On the surface, Crazy Ex-Girlfriend is a visually colourful and sunny show about off-beat characters’ zany hijinks and antics but it excels in a distinctive cringe comedy that is meta and often dark. In an essay for The New York Times co-creator Aline Brosh McKenna wrote ‘We did stories on abortion and menstruation and bisexuality and orgasms. We dealt with the messy details of being a human, creating flawed characters who did troubling, complicated, wonderful things. As a screenwriter, I’d been bludgeoned with the need to make characters likeable.’ The newfound cast of friends, potential love interests and enemies that orbit Rebecca are all in their own ways also a little bit messed up to varying degrees. Characters that could be stock rom-com tropes gradually become fleshed out full characters that you may not always root for but that you genuinely want to see grow and improve. Valencia is the pretty mean girl, Greg is the snarky cynical counterpart of the heart-throb, Josh is the high school has-been and eternal man child, and Nathaniel is the emotionally stunted bad boy. In a lesser show, Greg would be a perfect choice, Valencia would be punished and Rebecca would simply be the painfully quirky kooky manic pixie dream girl who brightens up her love interests’ dull lives. However, Greg is an equally self-destructive alcoholic and Rebecca is the mean girl in Valencia’s story.

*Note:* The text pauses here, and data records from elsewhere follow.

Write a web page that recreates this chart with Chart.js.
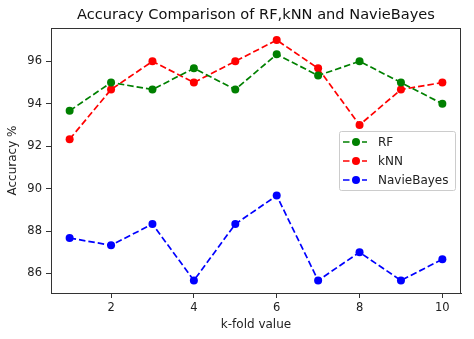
<!DOCTYPE html>
<html>
<head>
<meta charset="utf-8">
<script src="https://cdn.jsdelivr.net/npm/chart.js@4/dist/chart.umd.min.js"></script>
<style>
html,body{margin:0;padding:0;background:#fff;}
#wrap{width:474px;height:339px;position:relative;}
</style>
</head>
<body>
<div id="wrap"><canvas id="c" width="474" height="339"></canvas></div>
<script>
const folds = [1,2,3,4,5,6,7,8,9,10];
const rfAcc = [93.67,95.0,94.67,95.67,94.67,96.33,95.33,96.0,95.0,94.0];
const knnAcc = [92.33,94.67,96.0,95.0,96.0,97.0,95.67,93.0,94.67,95.0];
const nbAcc = [87.67,87.33,88.33,85.67,88.33,89.67,85.67,87.0,85.67,86.67];
const xTicks = [2,4,6,8,10];
const yTicks = [86,88,90,92,94,96];
const seriesNames = ['RF','kNN','NavieBayes'];
const seriesColors = ['#008000','#ff0000','#0000ff'];
const chartTitle = 'Accuracy Comparison of RF,kNN and NavieBayes';

const FONT = 'DejaVu Sans';
const DASH = [6.5,3];

function mk(name, vals, color){
  return {
    label: name,
    data: folds.map((f,i)=>({x:f,y:vals[i]})),
    borderColor: color,
    backgroundColor: color,
    borderWidth: 1.7,
    borderDash: DASH,
    pointRadius: 4,
    pointHoverRadius: 4,
    pointBorderWidth: 0,
    tension: 0,
    fill: false
  };
}

const framePlugin = {
  id: 'frame',
  afterDraw(chart){
    const ctx = chart.ctx, a = chart.chartArea;
    ctx.save();
    ctx.strokeStyle = '#333';
    ctx.lineWidth = 1;
    ctx.strokeRect(Math.round(a.left)+0.5, Math.round(a.top)+0.5, Math.round(a.right-a.left)-1, Math.round(a.bottom-a.top));
    // title centered over plot area
    ctx.fillStyle = '#111';
    ctx.font = '14.6px ' + FONT;
    ctx.textAlign = 'center';
    ctx.textBaseline = 'middle';
    ctx.fillText(chartTitle, (a.left + a.right)/2, 15.5);
    ctx.textAlign = 'left';
    // legend (center right)
    const ds = chart.data.datasets;
    const w = 116, rowH = 19, h = rowH*ds.length + 2;
    const x0 = a.right - 6 - w;
    const y0 = (a.top + a.bottom)/2 - h/2;
    ctx.fillStyle = 'rgba(255,255,255,0.85)';
    ctx.strokeStyle = '#cccccc';
    ctx.lineWidth = 1;
    ctx.beginPath();
    if (ctx.roundRect) ctx.roundRect(x0+0.5, y0+0.5, w, h, 2); else ctx.rect(x0+0.5,y0+0.5,w,h);
    ctx.fill(); ctx.stroke();
    ctx.font = '12px ' + FONT;
    ctx.textBaseline = 'middle';
    ds.forEach((d,i)=>{
      const cy = y0 + 11 + i*rowH;
      ctx.strokeStyle = d.borderColor;
      ctx.lineWidth = 1.7;
      ctx.setLineDash(DASH);
      ctx.beginPath(); ctx.moveTo(x0+4, cy); ctx.lineTo(x0+28, cy); ctx.stroke();
      ctx.setLineDash([]);
      ctx.fillStyle = d.borderColor;
      ctx.beginPath(); ctx.arc(x0+17, cy, 4, 0, Math.PI*2); ctx.fill();
      ctx.fillStyle = '#222';
      ctx.fillText(d.label, x0+39, cy+0.5);
    });
    ctx.restore();
  }
};

new Chart(document.getElementById('c'), {
  type: 'line',
  data: {
    datasets: [
      mk(seriesNames[0], rfAcc, seriesColors[0]),
      mk(seriesNames[1], knnAcc, seriesColors[1]),
      mk(seriesNames[2], nbAcc, seriesColors[2])
    ]
  },
  options: {
    responsive: false,
    animation: false,
    devicePixelRatio: 1,
    layout: { padding: { left: 0, right: 13, top: 28, bottom: 0 } },
    plugins: {
      legend: { display: false },
      tooltip: { enabled: false },
      title: { display: false }
    },
    scales: {
      x: {
        type: 'linear',
        min: 0.55, max: 10.45,
        afterBuildTicks(s){ s.ticks = xTicks.map(v=>({value:v})); },
        afterFit(s){ s.height = 46; },
        grid: { display: true, drawOnChartArea: false, drawTicks: true, tickLength: 5, color: '#333' },
        border: { display: true, color: '#333' },
        ticks: { color: '#222', font: { family: FONT, size: 11.5 }, padding: 3, maxRotation: 0 },
        title: { display: true, text: 'k-fold value', color: '#222', font: { family: FONT, size: 12 }, padding: { top: 2, bottom: 7 } }
      },
      y: {
        type: 'linear',
        min: 85.08, max: 97.57,
        afterBuildTicks(s){ s.ticks = yTicks.map(v=>({value:v})); },
        afterFit(s){ s.width = 51; },
        grid: { display: true, drawOnChartArea: false, drawTicks: true, tickLength: 5, color: '#333' },
        border: { display: true, color: '#333' },
        ticks: { color: '#222', font: { family: FONT, size: 11.5 }, padding: 4 },
        title: { display: true, text: 'Accuracy %', color: '#222', font: { family: FONT, size: 12 }, padding: { top: 6, bottom: 0 } }
      }
    }
  },
  plugins: [framePlugin]
});
</script>
</body>
</html>
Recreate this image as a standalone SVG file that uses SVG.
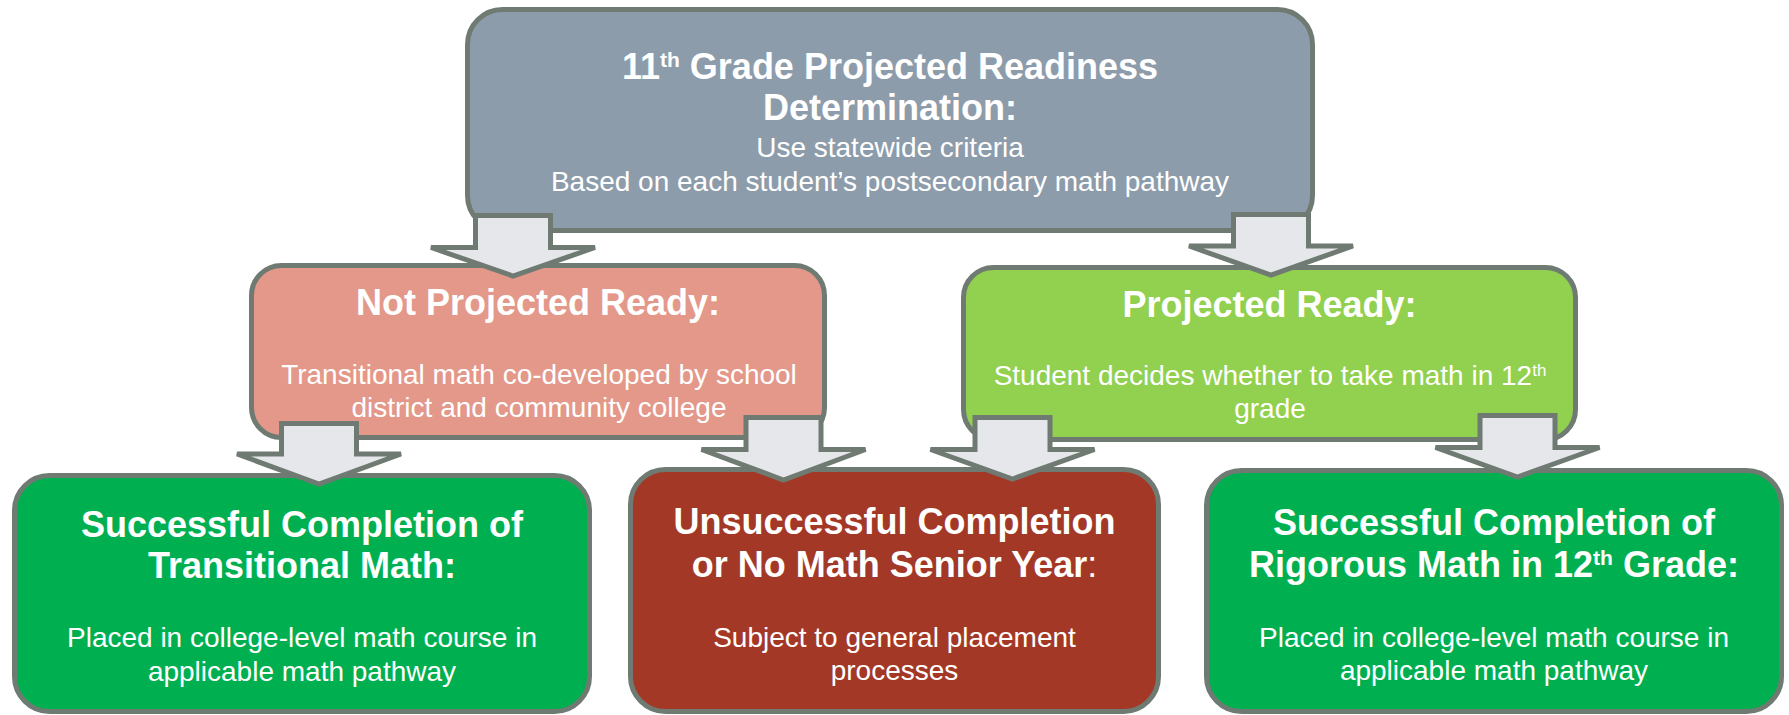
<svg xmlns="http://www.w3.org/2000/svg" width="1789" height="715" viewBox="0 0 1789 715">
<style>
.box{stroke:#6F7B72;stroke-width:5}
.arrow{fill:#E6E7EB;stroke:#6F7B72;stroke-width:5;stroke-linejoin:miter}
text{font-family:"Liberation Sans",Arial,sans-serif;fill:#FFFFFF;text-anchor:middle}
.t{font-size:36px;font-weight:bold}
.b{font-size:28px}
</style>
<rect width="1789" height="715" fill="#FFFFFF"/>
<g id="node-top">
<rect class="box" x="467.5" y="9.5" width="845" height="221" rx="35" fill="#8D9CAB"/>
<text class="t" x="890" y="79">11<tspan font-size="21" dy="-12">th</tspan><tspan dy="12"> Grade Projected Readiness</tspan></text>
<text class="t" x="890" y="120">Determination:</text>
<text class="b" x="890" y="157">Use statewide criteria</text>
<text class="b" x="890" y="191">Based on each student’s postsecondary math pathway</text>
</g>
<g id="node-not-ready">
<rect class="box" x="251.5" y="265.5" width="573" height="172" rx="30" fill="#E3988A"/>
<text class="t" x="538" y="315">Not Projected Ready:</text>
<text class="b" x="539" y="384">Transitional math co-developed by school</text>
<text class="b" x="539" y="417">district and community college</text>
</g>
<g id="node-ready">
<rect class="box" x="963.5" y="267.5" width="612" height="172" rx="30" fill="#92D050"/>
<text class="t" x="1269.5" y="317">Projected Ready:</text>
<text class="b" x="1270" y="385">Student decides whether to take math in 12<tspan font-size="17" dy="-9">th</tspan></text>
<text class="b" x="1270" y="418">grade</text>
</g>
<g id="node-transitional">
<rect class="box" x="14.5" y="475.5" width="575" height="236" rx="35" fill="#00B050"/>
<text class="t" x="302" y="537">Successful Completion of</text>
<text class="t" x="302" y="578">Transitional Math:</text>
<text class="b" x="302" y="647">Placed in college-level math course in</text>
<text class="b" x="302" y="681">applicable math pathway</text>
</g>
<g id="node-unsuccessful">
<rect class="box" x="630.5" y="469.5" width="528" height="242" rx="35" fill="#A43826"/>
<text class="t" x="894.5" y="534">Unsuccessful Completion</text>
<text class="t" x="894.5" y="577">or No Math Senior Year<tspan font-weight="normal">:</tspan></text>
<text class="b" x="894.5" y="647">Subject to general placement</text>
<text class="b" x="894.5" y="680">processes</text>
</g>
<g id="node-rigorous">
<rect class="box" x="1206.5" y="470.5" width="575" height="241" rx="35" fill="#00B050"/>
<text class="t" x="1494" y="535">Successful Completion of</text>
<text class="t" x="1494" y="577">Rigorous Math in 12<tspan font-size="21" dy="-12">th</tspan><tspan dy="12"> Grade:</tspan></text>
<text class="b" x="1494" y="647">Placed in college-level math course in</text>
<text class="b" x="1494" y="680">applicable math pathway</text>
</g>
<g id="connectors">
<path class="arrow" d="M475.5,215.5 L550.5,215.5 L550.5,247.5 L595,247.5 L513,276 L431,247.5 L475.5,247.5 Z"/>
<path class="arrow" d="M1233.5,214.5 L1308.5,214.5 L1308.5,246 L1353,246 L1271,275 L1189,246 L1233.5,246 Z"/>
<path class="arrow" d="M281.5,423.5 L356.5,423.5 L356.5,454 L401,454 L319,484 L237,454 L281.5,454 Z"/>
<path class="arrow" d="M746,417.5 L821,417.5 L821,449.5 L865.5,449.5 L783.5,480 L701.5,449.5 L746,449.5 Z"/>
<path class="arrow" d="M975,417.5 L1050,417.5 L1050,449.5 L1094.5,449.5 L1012.5,479 L930.5,449.5 L975,449.5 Z"/>
<path class="arrow" d="M1480,415.5 L1555,415.5 L1555,447.5 L1599.5,447.5 L1517.5,477 L1435.5,447.5 L1480,447.5 Z"/>
</g>
</svg>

Rebecca is a sympathetic yet flawed anti-hero, she’s smart and will do anything for her friends but she’s also selfish, irresponsible, equally manipulative and hypocritical. Her self-loathing is vitriolic and hard to watch. Rebecca Bloom is not a monster, she is not fundamentally broken but she is too often the villain in her own story. She has been mistreated by those who are supposed to love her, she has been misdiagnosed and institutionalized. She has done terrible things on her desperate quest for happiness. She tells herself lies to justify her actions. She transcends stereotypes of what a rom-com heroine is meant to be. Over the course of four seasons we see her confront her past, make real friends, spiral, refuse treatment, pick herself up again, grow and stumble yet again. Rebecca has to learn to save herself and learn that a boyfriend will not solve her problems.
In the past few years, there has been an explosion of shows looking at the intersections of mental health and romance such as Love and You’re the Worst, which also feature anti-heroes who really shouldn’t be pursuing any romantic relationships. However, the show undoubtedly stands out as one of more original and inventive. To borrow a line from the show which describes its protagonist, Crazy Ex-Girlfriend is hard to summarize. It’s weird and funny and tragicomic, it is often dark with unexpected twists yet ultimately it is a redemptive and cathartic show about recovery and growth. Farewell, Crazy Ex-Girlfriend, often downright ridiculous and equally profound, you’ll be missed.